From the listing, collect all lines containing the word "chart".

Begin Recorded data

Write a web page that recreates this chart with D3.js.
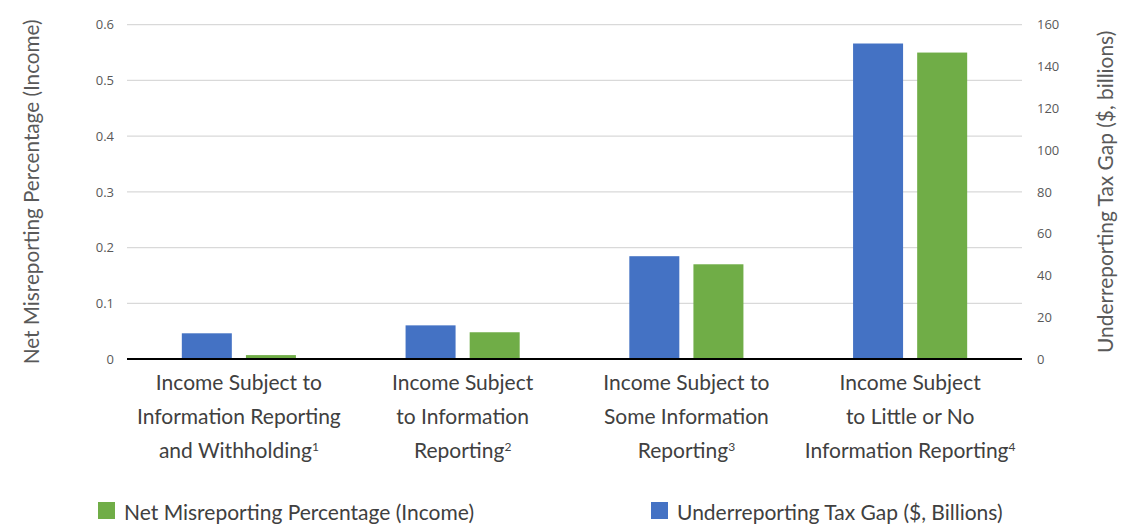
<!DOCTYPE html>
<html>
<head>
<meta charset="utf-8">
<script src="https://cdn.jsdelivr.net/npm/d3@7"></script>
<style>
  body { margin: 0; background: #fff; }
  svg text { font-family: Lato, "Open Sans", sans-serif; }
</style>
</head>
<body>
<svg id="chart"></svg>
<script>
const categories = [
  ["Income Subject to", "Information Reporting", "and Withholding|1"],
  ["Income Subject", "to Information", "Reporting|2"],
  ["Income Subject to", "Some Information", "Reporting|3"],
  ["Income Subject", "to Little or No", "Information Reporting|4"],
];
const taxGap = [12.3, 16.1, 49.2, 151];
const misreporting = [0.007, 0.048, 0.17, 0.55];
const leftTicks = [0, 0.1, 0.2, 0.3, 0.4, 0.5, 0.6];
const rightTicks = [0, 20, 40, 60, 80, 100, 120, 140, 160];
const seriesNames = ["gap", "pct"];

const width = 1125;
const height = 531;
const margin = { top: 24.7, right: 103, bottom: 172, left: 127 };
const blue = "#4472c4";
const green = "#70ad47";

const svg = d3.select("#chart").attr("width", width).attr("height", height);

const x0 = d3
  .scaleBand()
  .domain(d3.range(categories.length))
  .range([margin.left, width - margin.right]);

const groupW = x0.bandwidth() * 0.51;
const x1 = d3
  .scaleBand()
  .domain(seriesNames)
  .range([(x0.bandwidth() - groupW) / 2, (x0.bandwidth() + groupW) / 2])
  .paddingInner(0.22);

const yLeft = d3
  .scaleLinear()
  .domain([0, 0.6])
  .range([height - margin.bottom, margin.top]);
const yRight = d3
  .scaleLinear()
  .domain([0, 160])
  .range([height - margin.bottom, margin.top]);

// gridlines
svg
  .append("g")
  .selectAll("line")
  .data(leftTicks.slice(1))
  .enter()
  .append("line")
  .attr("x1", margin.left)
  .attr("x2", width - margin.right)
  .attr("y1", (d) => yLeft(d))
  .attr("y2", (d) => yLeft(d))
  .attr("stroke", "#d9d9d9")
  .attr("stroke-width", 1.2);

// axes
const leftAxis = d3
  .axisLeft(yLeft)
  .tickValues(leftTicks)
  .tickFormat((d) => (d === 0 ? "0" : d3.format(".1f")(d)))
  .tickSize(0)
  .tickPadding(13);
const rightAxis = d3
  .axisRight(yRight)
  .tickValues(rightTicks)
  .tickSize(0)
  .tickPadding(15);

svg
  .append("g")
  .attr("transform", `translate(${margin.left},0)`)
  .call(leftAxis)
  .call((g) => g.select(".domain").remove());
svg
  .append("g")
  .attr("transform", `translate(${width - margin.right},0)`)
  .call(rightAxis)
  .call((g) => g.select(".domain").remove());

svg
  .selectAll(".tick text")
  .attr("fill", "#595959")
  .style("font-family", "'Open Sans', sans-serif")
  .style("font-size", "13px");

// bars
const groups = svg
  .append("g")
  .selectAll("g")
  .data(categories.map((c, i) => i))
  .enter()
  .append("g")
  .attr("transform", (i) => `translate(${x0(i)},0)`);

groups
  .append("rect")
  .attr("x", x1("gap"))
  .attr("width", x1.bandwidth())
  .attr("y", (i) => yRight(taxGap[i]))
  .attr("height", (i) => yRight(0) - yRight(taxGap[i]))
  .attr("fill", blue);

groups
  .append("rect")
  .attr("x", x1("pct"))
  .attr("width", x1.bandwidth())
  .attr("y", (i) => yLeft(misreporting[i]))
  .attr("height", (i) => yLeft(0) - yLeft(misreporting[i]))
  .attr("fill", green);

// baseline
svg
  .append("line")
  .attr("x1", margin.left)
  .attr("x2", width - margin.right)
  .attr("y1", yLeft(0))
  .attr("y2", yLeft(0))
  .attr("stroke", "#000")
  .attr("stroke-width", 2.2);

// category labels
categories.forEach((lines, i) => {
  const cx = x0(i) + x0.bandwidth() / 2;
  const t = svg
    .append("text")
    .attr("x", cx)
    .attr("y", 390)
    .attr("text-anchor", "middle")
    .attr("fill", "#404040")
    .style("font-size", "21px");
  lines.forEach((line, j) => {
    const [txt, sup] = line.split("|");
    t.append("tspan")
      .attr("x", cx)
      .attr("dy", j === 0 ? 0 : 34)
      .text(txt);
    if (sup) {
      t.append("tspan")
        .attr("dy", -7)
        .style("font-size", "12px")
        .text(sup);
      t.append("tspan").attr("dy", 7).text("");
    }
  });
});

// axis titles
const plotMid = (yLeft(0) + yLeft(0.6)) / 2;
svg
  .append("text")
  .attr("transform", `translate(31,${plotMid}) rotate(-90)`)
  .attr("text-anchor", "middle")
  .attr("dominant-baseline", "central")
  .attr("fill", "#595959")
  .style("font-size", "20.7px")
  .text("Net Misreporting Percentage (Income)");

svg
  .append("text")
  .attr("transform", `translate(1104,${plotMid}) rotate(-90)`)
  .attr("text-anchor", "middle")
  .attr("dominant-baseline", "central")
  .attr("fill", "#595959")
  .style("font-size", "20.9px")
  .text("Underreporting Tax Gap ($, billions)");

// legend
const legendItems = [
  { label: "Net Misreporting Percentage (Income)", color: green, x: 98 },
  { label: "Underreporting Tax Gap ($, Billions)", color: blue, x: 651 },
];
const legend = svg
  .append("g")
  .selectAll("g")
  .data(legendItems)
  .enter()
  .append("g")
  .attr("transform", (d) => `translate(${d.x},502)`);
legend
  .append("rect")
  .attr("width", 17)
  .attr("height", 17)
  .attr("fill", (d) => d.color);
legend
  .append("text")
  .attr("x", 26)
  .attr("y", 9)
  .attr("dominant-baseline", "central")
  .attr("fill", "#404040")
  .style("font-size", "21px")
  .text((d) => d.label);
</script>
</body>
</html>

End Recorded data

• **Solution to the problem**
Write a web page that recreates this chart with D3.js.
<svg id="chart"></svg>
const svg = d3.select("#chart").attr("width", width).attr("height", height);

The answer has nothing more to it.